** START Raw data **

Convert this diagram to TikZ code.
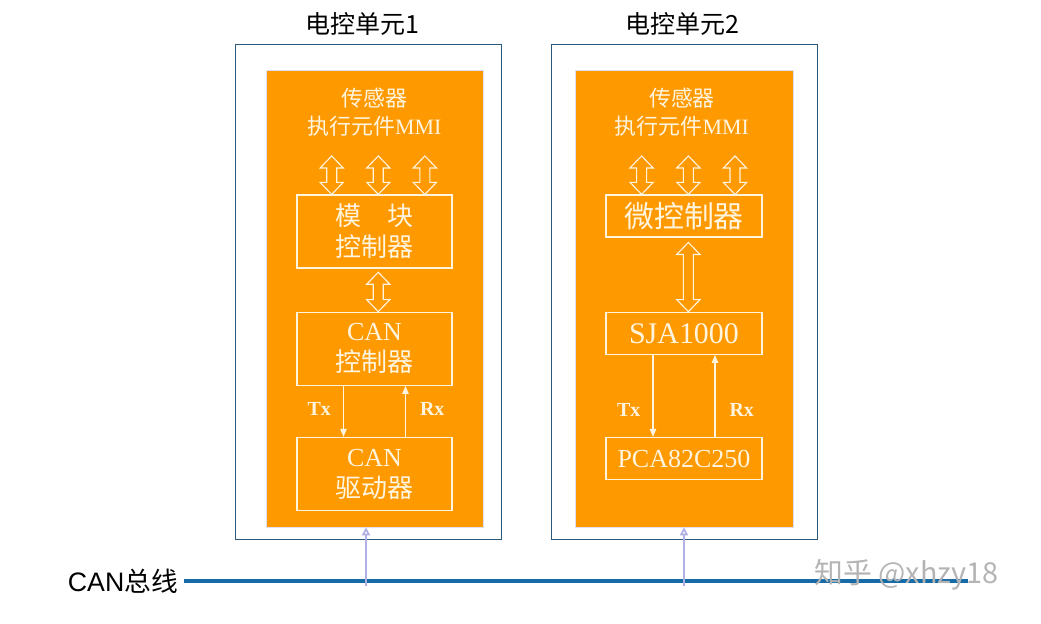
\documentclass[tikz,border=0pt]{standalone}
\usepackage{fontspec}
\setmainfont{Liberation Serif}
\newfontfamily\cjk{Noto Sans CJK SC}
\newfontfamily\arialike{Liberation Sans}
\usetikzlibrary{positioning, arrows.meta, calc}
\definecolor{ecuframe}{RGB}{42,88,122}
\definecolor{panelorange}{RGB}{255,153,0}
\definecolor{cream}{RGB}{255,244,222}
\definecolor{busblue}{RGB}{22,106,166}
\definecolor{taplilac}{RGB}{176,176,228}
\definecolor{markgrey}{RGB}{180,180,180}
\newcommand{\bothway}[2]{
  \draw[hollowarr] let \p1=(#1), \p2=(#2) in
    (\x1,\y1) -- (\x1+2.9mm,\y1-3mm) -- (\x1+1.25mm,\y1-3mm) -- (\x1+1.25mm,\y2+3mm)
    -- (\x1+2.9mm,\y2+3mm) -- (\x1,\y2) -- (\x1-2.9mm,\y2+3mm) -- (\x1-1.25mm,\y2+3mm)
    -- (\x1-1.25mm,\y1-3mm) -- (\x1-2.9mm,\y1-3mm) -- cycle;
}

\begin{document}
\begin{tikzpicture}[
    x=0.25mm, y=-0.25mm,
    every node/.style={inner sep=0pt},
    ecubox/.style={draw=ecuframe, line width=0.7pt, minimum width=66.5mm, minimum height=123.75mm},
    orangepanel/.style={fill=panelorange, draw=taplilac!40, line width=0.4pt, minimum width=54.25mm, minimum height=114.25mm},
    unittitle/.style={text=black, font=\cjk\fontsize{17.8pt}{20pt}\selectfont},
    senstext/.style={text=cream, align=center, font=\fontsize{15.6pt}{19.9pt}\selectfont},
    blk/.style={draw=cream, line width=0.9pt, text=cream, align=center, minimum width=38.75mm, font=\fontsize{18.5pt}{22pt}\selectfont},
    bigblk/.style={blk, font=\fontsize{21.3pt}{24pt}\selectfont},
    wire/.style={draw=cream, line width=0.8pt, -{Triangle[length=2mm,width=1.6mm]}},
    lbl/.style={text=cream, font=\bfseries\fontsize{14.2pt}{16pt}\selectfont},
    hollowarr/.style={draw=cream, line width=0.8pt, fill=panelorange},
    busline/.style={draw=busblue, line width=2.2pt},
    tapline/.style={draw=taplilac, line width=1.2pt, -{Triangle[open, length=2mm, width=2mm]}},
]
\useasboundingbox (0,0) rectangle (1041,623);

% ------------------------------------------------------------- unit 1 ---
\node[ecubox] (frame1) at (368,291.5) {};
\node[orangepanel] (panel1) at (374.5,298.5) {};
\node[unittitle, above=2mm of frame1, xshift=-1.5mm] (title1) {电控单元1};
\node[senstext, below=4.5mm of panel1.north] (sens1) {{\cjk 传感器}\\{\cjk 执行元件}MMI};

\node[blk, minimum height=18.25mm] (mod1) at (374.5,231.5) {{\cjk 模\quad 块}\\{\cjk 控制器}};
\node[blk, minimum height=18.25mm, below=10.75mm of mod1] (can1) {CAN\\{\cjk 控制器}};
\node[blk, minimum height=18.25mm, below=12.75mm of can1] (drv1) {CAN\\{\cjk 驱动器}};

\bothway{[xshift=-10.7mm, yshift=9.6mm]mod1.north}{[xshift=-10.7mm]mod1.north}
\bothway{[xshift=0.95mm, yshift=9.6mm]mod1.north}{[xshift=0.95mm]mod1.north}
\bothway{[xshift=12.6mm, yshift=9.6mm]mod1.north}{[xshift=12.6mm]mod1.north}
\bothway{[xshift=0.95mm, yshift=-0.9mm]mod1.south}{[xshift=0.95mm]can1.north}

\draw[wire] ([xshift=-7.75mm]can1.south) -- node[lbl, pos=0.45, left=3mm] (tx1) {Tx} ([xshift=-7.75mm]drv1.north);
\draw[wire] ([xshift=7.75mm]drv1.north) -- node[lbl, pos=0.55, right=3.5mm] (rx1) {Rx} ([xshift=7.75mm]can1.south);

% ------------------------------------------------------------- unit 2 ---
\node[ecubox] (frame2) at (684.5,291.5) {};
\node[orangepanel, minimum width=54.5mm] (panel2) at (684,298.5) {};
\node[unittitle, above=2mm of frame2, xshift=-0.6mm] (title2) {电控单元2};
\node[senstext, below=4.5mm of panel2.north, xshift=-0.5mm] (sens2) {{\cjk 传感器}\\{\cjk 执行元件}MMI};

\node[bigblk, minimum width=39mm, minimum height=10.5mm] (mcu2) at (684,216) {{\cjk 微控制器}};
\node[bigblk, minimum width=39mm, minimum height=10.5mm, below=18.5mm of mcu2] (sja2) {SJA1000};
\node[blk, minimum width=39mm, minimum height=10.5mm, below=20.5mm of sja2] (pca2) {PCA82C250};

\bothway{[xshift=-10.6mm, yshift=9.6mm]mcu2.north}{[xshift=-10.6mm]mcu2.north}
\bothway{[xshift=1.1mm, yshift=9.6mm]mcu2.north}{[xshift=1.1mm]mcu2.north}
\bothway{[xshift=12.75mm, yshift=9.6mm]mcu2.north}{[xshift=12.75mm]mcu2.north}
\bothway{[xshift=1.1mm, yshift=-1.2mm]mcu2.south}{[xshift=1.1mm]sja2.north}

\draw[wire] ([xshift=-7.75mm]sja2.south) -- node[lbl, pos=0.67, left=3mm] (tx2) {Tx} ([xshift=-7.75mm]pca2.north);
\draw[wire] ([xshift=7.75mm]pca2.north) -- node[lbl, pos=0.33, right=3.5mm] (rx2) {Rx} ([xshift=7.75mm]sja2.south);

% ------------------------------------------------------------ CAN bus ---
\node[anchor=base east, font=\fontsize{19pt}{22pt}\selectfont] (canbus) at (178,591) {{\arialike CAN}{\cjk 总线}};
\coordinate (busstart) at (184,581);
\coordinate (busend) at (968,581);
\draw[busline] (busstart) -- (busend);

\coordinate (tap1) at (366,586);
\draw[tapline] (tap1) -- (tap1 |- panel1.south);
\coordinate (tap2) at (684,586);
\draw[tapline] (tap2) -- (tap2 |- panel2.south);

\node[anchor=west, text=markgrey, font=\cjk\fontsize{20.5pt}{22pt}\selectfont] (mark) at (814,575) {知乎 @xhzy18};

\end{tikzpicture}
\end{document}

** END Raw data **

• _Written request_
Drop the images and repeat the data exactly.

• _Solution_
Convert this diagram to TikZ code.
\documentclass[tikz,border=0pt]{standalone}
\usepackage{fontspec}
\setmainfont{Liberation Serif}
\newfontfamily\cjk{Noto Sans CJK SC}
\newfontfamily\arialike{Liberation Sans}
\usetikzlibrary{positioning, arrows.meta, calc}
\definecolor{ecuframe}{RGB}{42,88,122}
\definecolor{panelorange}{RGB}{255,153,0}
\definecolor{cream}{RGB}{255,244,222}
\definecolor{busblue}{RGB}{22,106,166}
\definecolor{taplilac}{RGB}{176,176,228}
\definecolor{markgrey}{RGB}{180,180,180}
\newcommand{\bothway}[2]{
  \draw[hollowarr] let \p1=(#1), \p2=(#2) in
    (\x1,\y1) -- (\x1+2.9mm,\y1-3mm) -- (\x1+1.25mm,\y1-3mm) -- (\x1+1.25mm,\y2+3mm)
    -- (\x1+2.9mm,\y2+3mm) -- (\x1,\y2) -- (\x1-2.9mm,\y2+3mm) -- (\x1-1.25mm,\y2+3mm)
    -- (\x1-1.25mm,\y1-3mm) -- (\x1-2.9mm,\y1-3mm) -- cycle;
}

\begin{document}
\begin{tikzpicture}[
    x=0.25mm, y=-0.25mm,
    every node/.style={inner sep=0pt},
    ecubox/.style={draw=ecuframe, line width=0.7pt, minimum width=66.5mm, minimum height=123.75mm},
    orangepanel/.style={fill=panelorange, draw=taplilac!40, line width=0.4pt, minimum width=54.25mm, minimum height=114.25mm},
    unittitle/.style={text=black, font=\cjk\fontsize{17.8pt}{20pt}\selectfont},
    senstext/.style={text=cream, align=center, font=\fontsize{15.6pt}{19.9pt}\selectfont},
    blk/.style={draw=cream, line width=0.9pt, text=cream, align=center, minimum width=38.75mm, font=\fontsize{18.5pt}{22pt}\selectfont},
    bigblk/.style={blk, font=\fontsize{21.3pt}{24pt}\selectfont},
    wire/.style={draw=cream, line width=0.8pt, -{Triangle[length=2mm,width=1.6mm]}},
    lbl/.style={text=cream, font=\bfseries\fontsize{14.2pt}{16pt}\selectfont},
    hollowarr/.style={draw=cream, line width=0.8pt, fill=panelorange},
    busline/.style={draw=busblue, line width=2.2pt},
    tapline/.style={draw=taplilac, line width=1.2pt, -{Triangle[open, length=2mm, width=2mm]}},
]
\useasboundingbox (0,0) rectangle (1041,623);

% ------------------------------------------------------------- unit 1 ---
\node[ecubox] (frame1) at (368,291.5) {};
\node[orangepanel] (panel1) at (374.5,298.5) {};
\node[unittitle, above=2mm of frame1, xshift=-1.5mm] (title1) {电控单元1};
\node[senstext, below=4.5mm of panel1.north] (sens1) {{\cjk 传感器}\\{\cjk 执行元件}MMI};

\node[blk, minimum height=18.25mm] (mod1) at (374.5,231.5) {{\cjk 模\quad 块}\\{\cjk 控制器}};
\node[blk, minimum height=18.25mm, below=10.75mm of mod1] (can1) {CAN\\{\cjk 控制器}};
\node[blk, minimum height=18.25mm, below=12.75mm of can1] (drv1) {CAN\\{\cjk 驱动器}};

\bothway{[xshift=-10.7mm, yshift=9.6mm]mod1.north}{[xshift=-10.7mm]mod1.north}
\bothway{[xshift=0.95mm, yshift=9.6mm]mod1.north}{[xshift=0.95mm]mod1.north}
\bothway{[xshift=12.6mm, yshift=9.6mm]mod1.north}{[xshift=12.6mm]mod1.north}
\bothway{[xshift=0.95mm, yshift=-0.9mm]mod1.south}{[xshift=0.95mm]can1.north}

\draw[wire] ([xshift=-7.75mm]can1.south) -- node[lbl, pos=0.45, left=3mm] (tx1) {Tx} ([xshift=-7.75mm]drv1.north);
\draw[wire] ([xshift=7.75mm]drv1.north) -- node[lbl, pos=0.55, right=3.5mm] (rx1) {Rx} ([xshift=7.75mm]can1.south);

% ------------------------------------------------------------- unit 2 ---
\node[ecubox] (frame2) at (684.5,291.5) {};
\node[orangepanel, minimum width=54.5mm] (panel2) at (684,298.5) {};
\node[unittitle, above=2mm of frame2, xshift=-0.6mm] (title2) {电控单元2};
\node[senstext, below=4.5mm of panel2.north, xshift=-0.5mm] (sens2) {{\cjk 传感器}\\{\cjk 执行元件}MMI};

\node[bigblk, minimum width=39mm, minimum height=10.5mm] (mcu2) at (684,216) {{\cjk 微控制器}};
\node[bigblk, minimum width=39mm, minimum height=10.5mm, below=18.5mm of mcu2] (sja2) {SJA1000};
\node[blk, minimum width=39mm, minimum height=10.5mm, below=20.5mm of sja2] (pca2) {PCA82C250};

\bothway{[xshift=-10.6mm, yshift=9.6mm]mcu2.north}{[xshift=-10.6mm]mcu2.north}
\bothway{[xshift=1.1mm, yshift=9.6mm]mcu2.north}{[xshift=1.1mm]mcu2.north}
\bothway{[xshift=12.75mm, yshift=9.6mm]mcu2.north}{[xshift=12.75mm]mcu2.north}
\bothway{[xshift=1.1mm, yshift=-1.2mm]mcu2.south}{[xshift=1.1mm]sja2.north}

\draw[wire] ([xshift=-7.75mm]sja2.south) -- node[lbl, pos=0.67, left=3mm] (tx2) {Tx} ([xshift=-7.75mm]pca2.north);
\draw[wire] ([xshift=7.75mm]pca2.north) -- node[lbl, pos=0.33, right=3.5mm] (rx2) {Rx} ([xshift=7.75mm]sja2.south);

% ------------------------------------------------------------ CAN bus ---
\node[anchor=base east, font=\fontsize{19pt}{22pt}\selectfont] (canbus) at (178,591) {{\arialike CAN}{\cjk 总线}};
\coordinate (busstart) at (184,581);
\coordinate (busend) at (968,581);
\draw[busline] (busstart) -- (busend);

\coordinate (tap1) at (366,586);
\draw[tapline] (tap1) -- (tap1 |- panel1.south);
\coordinate (tap2) at (684,586);
\draw[tapline] (tap2) -- (tap2 |- panel2.south);

\node[anchor=west, text=markgrey, font=\cjk\fontsize{20.5pt}{22pt}\selectfont] (mark) at (814,575) {知乎 @xhzy18};

\end{tikzpicture}
\end{document}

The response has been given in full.